The Comparison: Professional vs Amateur Inspection
Let's look at how a disastrous buy happens versus a professional one.
The Amateur: Sees a listing for a White Black and Blue Jordan 1 on a local app. The price is $300 (retail was $170, current market is $550). The seller says they "lost the box" but guarantees authenticity. The amateur meets the seller in a gas station parking lot at night. They look at the shoe, see it says "Air Jordan" on the side, and hand over the cash. Three months later, the sole starts peeling off because it was held together by cheap craft glue, and the "leather" starts peeling away to reveal a synthetic base.
The Pro: Finds a pair for $525. They demand high-resolution photos of the size tag, the footbed (under the insole), and the box label. They run these photos through two different third-party authentication apps. When they meet, it’s at a "police exchange zone" or a well-lit mall. They bring a portable UV light. They shine the light on the midsole to look for invisible factory stamps or guide lines used by replica manufacturers. They smell the shoe—authentic pairs have a very specific, slightly sweet chemical scent, while fakes often smell like harsh gasoline or cheap spray paint. They check the box label with a blacklight to see if the hidden "swoosh" watermark appears. They pay the $525, but they own an asset that will appreciate, not a piece of trash.
Trusting "Verified" Tags Blindly
This is the one that gets people into the most trouble. Just because a shoe has a plastic tag from a famous resale site doesn't mean it’s real. Scammers buy those tags in bulk from overseas markets for $2 each. I've seen people buy a pair because it had a "Verified" tag, only to realize the tag was attached to the wrong eyelet or was a slightly different shade of green than the official one.
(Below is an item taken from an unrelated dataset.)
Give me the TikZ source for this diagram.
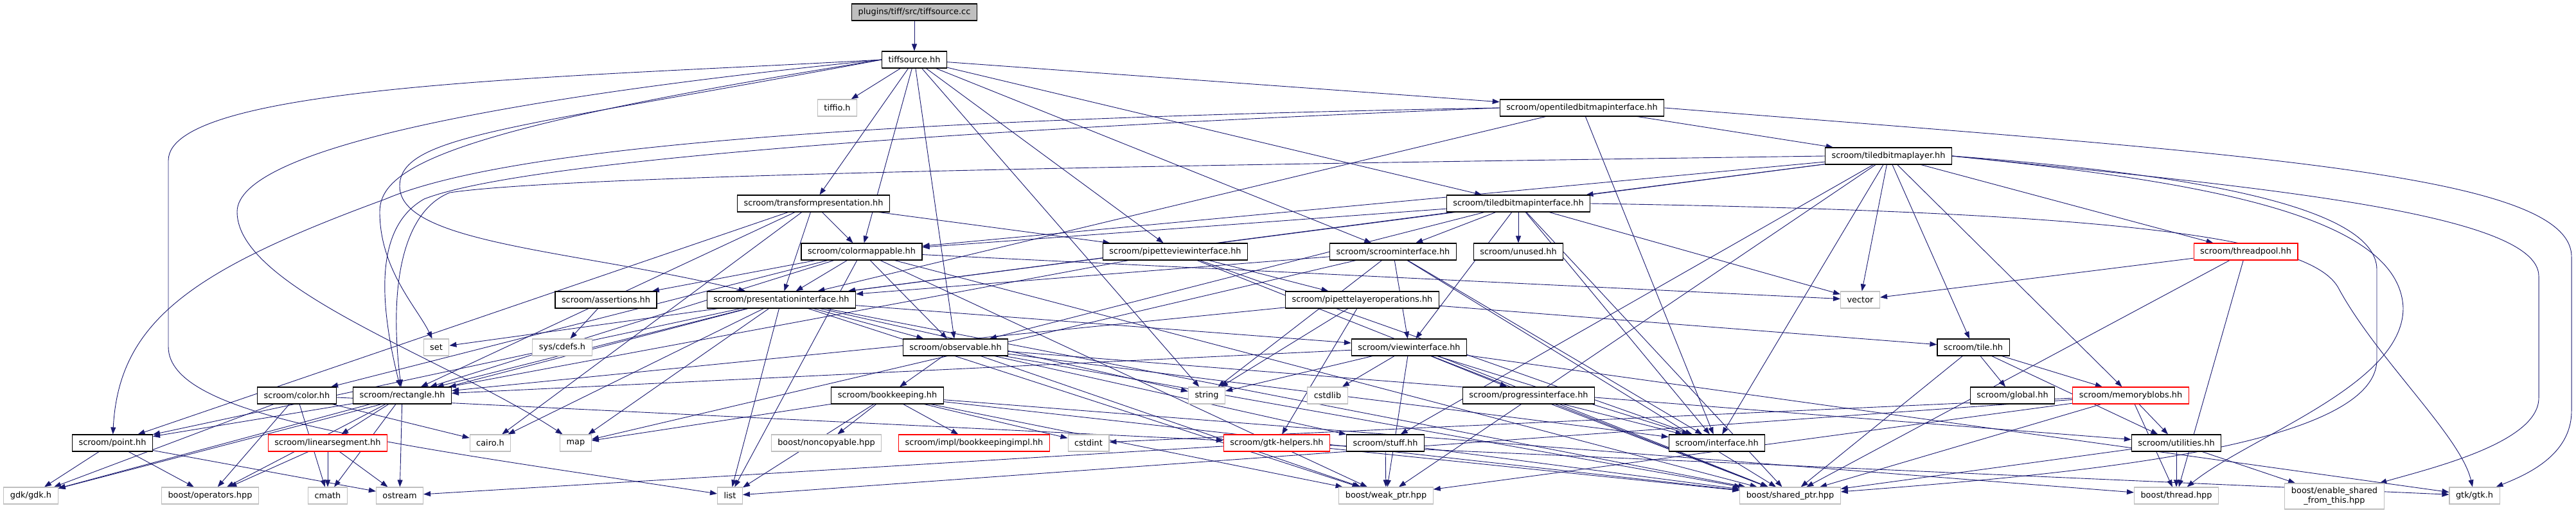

The tag is a supplement, not a substitute for your own eyes. I’ve seen fakes that are so good they actually pass through the major authentication houses. It’s rare, but it happens. If you rely 100% on a third party, you're outsourcing your financial safety to a teenager in a warehouse who has 60 seconds to look at your shoe before moving to the next one. You need to be your own last line of defense.
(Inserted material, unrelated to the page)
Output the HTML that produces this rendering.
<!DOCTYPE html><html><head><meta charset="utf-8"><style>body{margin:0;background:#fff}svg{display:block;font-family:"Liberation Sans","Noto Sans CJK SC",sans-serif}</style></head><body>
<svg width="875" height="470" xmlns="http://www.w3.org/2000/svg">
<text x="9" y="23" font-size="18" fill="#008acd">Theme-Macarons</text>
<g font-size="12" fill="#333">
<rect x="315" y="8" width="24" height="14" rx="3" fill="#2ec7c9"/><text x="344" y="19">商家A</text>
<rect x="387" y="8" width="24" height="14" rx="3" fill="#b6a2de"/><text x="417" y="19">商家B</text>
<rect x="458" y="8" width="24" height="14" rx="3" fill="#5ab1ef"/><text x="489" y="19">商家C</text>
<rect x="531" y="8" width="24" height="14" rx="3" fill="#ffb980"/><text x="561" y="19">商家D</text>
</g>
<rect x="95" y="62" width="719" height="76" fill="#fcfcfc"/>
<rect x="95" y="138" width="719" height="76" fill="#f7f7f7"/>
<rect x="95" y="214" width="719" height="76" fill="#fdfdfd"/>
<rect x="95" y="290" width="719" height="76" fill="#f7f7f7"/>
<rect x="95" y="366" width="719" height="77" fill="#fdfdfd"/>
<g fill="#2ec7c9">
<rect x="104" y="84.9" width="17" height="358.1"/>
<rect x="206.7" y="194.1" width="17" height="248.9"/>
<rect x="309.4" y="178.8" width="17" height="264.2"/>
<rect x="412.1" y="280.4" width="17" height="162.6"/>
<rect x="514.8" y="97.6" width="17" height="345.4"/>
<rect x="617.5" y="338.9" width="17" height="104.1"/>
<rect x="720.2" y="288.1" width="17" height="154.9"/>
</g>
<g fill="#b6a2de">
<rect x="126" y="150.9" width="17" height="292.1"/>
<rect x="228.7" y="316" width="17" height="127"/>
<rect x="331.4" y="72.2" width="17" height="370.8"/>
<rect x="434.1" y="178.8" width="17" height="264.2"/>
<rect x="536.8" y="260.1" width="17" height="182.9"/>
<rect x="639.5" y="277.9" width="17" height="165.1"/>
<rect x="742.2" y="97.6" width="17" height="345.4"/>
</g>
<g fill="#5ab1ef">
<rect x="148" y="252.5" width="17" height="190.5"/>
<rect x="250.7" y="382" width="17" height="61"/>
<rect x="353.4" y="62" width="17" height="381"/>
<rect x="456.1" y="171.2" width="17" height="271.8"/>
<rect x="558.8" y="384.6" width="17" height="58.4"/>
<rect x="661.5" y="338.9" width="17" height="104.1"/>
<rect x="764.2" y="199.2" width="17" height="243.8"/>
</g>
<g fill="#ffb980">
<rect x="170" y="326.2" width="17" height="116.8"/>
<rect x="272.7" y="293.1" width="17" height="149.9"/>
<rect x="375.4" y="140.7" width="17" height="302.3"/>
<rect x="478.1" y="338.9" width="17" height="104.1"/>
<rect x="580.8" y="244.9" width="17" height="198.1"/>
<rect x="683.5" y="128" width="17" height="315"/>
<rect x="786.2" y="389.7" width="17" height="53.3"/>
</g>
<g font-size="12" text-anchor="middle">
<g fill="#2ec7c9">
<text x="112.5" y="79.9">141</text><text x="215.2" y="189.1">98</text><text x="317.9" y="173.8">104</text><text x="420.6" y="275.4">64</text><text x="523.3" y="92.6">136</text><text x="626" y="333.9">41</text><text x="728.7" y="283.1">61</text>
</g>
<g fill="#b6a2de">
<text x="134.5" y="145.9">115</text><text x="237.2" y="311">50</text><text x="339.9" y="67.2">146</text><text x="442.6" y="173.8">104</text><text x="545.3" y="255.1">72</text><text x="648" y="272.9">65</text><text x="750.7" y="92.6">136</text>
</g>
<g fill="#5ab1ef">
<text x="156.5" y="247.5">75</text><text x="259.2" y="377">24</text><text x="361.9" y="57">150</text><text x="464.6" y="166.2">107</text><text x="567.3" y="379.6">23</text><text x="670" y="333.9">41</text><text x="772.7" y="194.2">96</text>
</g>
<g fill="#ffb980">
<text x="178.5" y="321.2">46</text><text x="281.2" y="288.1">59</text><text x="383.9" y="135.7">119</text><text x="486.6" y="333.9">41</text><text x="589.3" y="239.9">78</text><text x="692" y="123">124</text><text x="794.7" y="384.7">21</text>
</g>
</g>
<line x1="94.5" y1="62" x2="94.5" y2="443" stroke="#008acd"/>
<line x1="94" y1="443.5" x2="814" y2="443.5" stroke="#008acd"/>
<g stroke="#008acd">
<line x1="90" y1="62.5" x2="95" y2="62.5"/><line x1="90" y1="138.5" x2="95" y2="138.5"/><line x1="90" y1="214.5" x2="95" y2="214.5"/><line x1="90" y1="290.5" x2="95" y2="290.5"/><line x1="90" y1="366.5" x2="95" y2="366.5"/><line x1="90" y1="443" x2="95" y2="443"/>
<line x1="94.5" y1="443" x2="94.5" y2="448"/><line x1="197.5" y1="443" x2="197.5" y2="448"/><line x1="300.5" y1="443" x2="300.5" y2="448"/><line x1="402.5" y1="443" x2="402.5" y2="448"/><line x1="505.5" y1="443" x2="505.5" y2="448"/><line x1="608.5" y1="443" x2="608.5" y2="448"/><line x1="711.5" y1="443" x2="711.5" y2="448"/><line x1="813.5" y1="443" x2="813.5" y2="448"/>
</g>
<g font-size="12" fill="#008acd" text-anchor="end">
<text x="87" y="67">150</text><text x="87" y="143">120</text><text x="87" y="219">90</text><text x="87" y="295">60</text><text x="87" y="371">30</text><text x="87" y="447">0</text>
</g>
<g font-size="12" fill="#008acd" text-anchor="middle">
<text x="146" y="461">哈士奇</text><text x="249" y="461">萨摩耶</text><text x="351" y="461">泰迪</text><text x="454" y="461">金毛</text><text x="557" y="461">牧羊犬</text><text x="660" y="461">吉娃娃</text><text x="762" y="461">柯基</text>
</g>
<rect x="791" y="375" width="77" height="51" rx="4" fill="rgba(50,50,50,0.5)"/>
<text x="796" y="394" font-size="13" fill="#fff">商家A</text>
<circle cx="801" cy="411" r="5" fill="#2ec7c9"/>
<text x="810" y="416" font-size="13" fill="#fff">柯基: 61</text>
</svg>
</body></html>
Ignoring the "Hidden" Costs of International Shipping and Customs
If you're buying from a seller in another country to save $30 on the base price, you're making a rookie error. I’ve seen buyers get hit with $80 import duties and $40 international "processing fees" from shipping companies like DHL or FedEx. Suddenly, that "cheaper" pair costs $90 more than the local one.
Then there's the risk of seizure. If customs suspects the shoes are counterfeit—even if they aren't—they can hold them for weeks or even destroy them. I once saw a guy lose a $1,200 pair of shoes because the seller filled out the customs form incorrectly, and the package was flagged as commercial contraband. The "fix" is to buy within your own borders whenever possible. The transparency of domestic shipping and the lack of hidden taxes far outweigh a small difference in the initial asking price.
The Reality Check
Here is the hard truth you probably don't want to hear: if you aren't willing to spend hours studying the specific stitch patterns, production codes, and material science of a shoe, you shouldn't be buying high-value sneakers on the secondary market. You’re playing a game against people who spend sixteen hours a day learning how to trick you.
Success in this space isn't about "having a plug" or "getting lucky." It’s about being incredibly cynical. You have to assume every pair is a fake until you can prove, beyond a shadow of a doubt, that it isn't. This isn't a hobby for the "vibes" if you're spending real money. It's a technical discipline. If you want the easy path, just go to a retail store and buy whatever is on the shelf. If you want the rare stuff, prepare to work for it, or prepare to get ripped off. There's no middle ground where you get the best shoes for no effort and a low price. That world doesn't exist.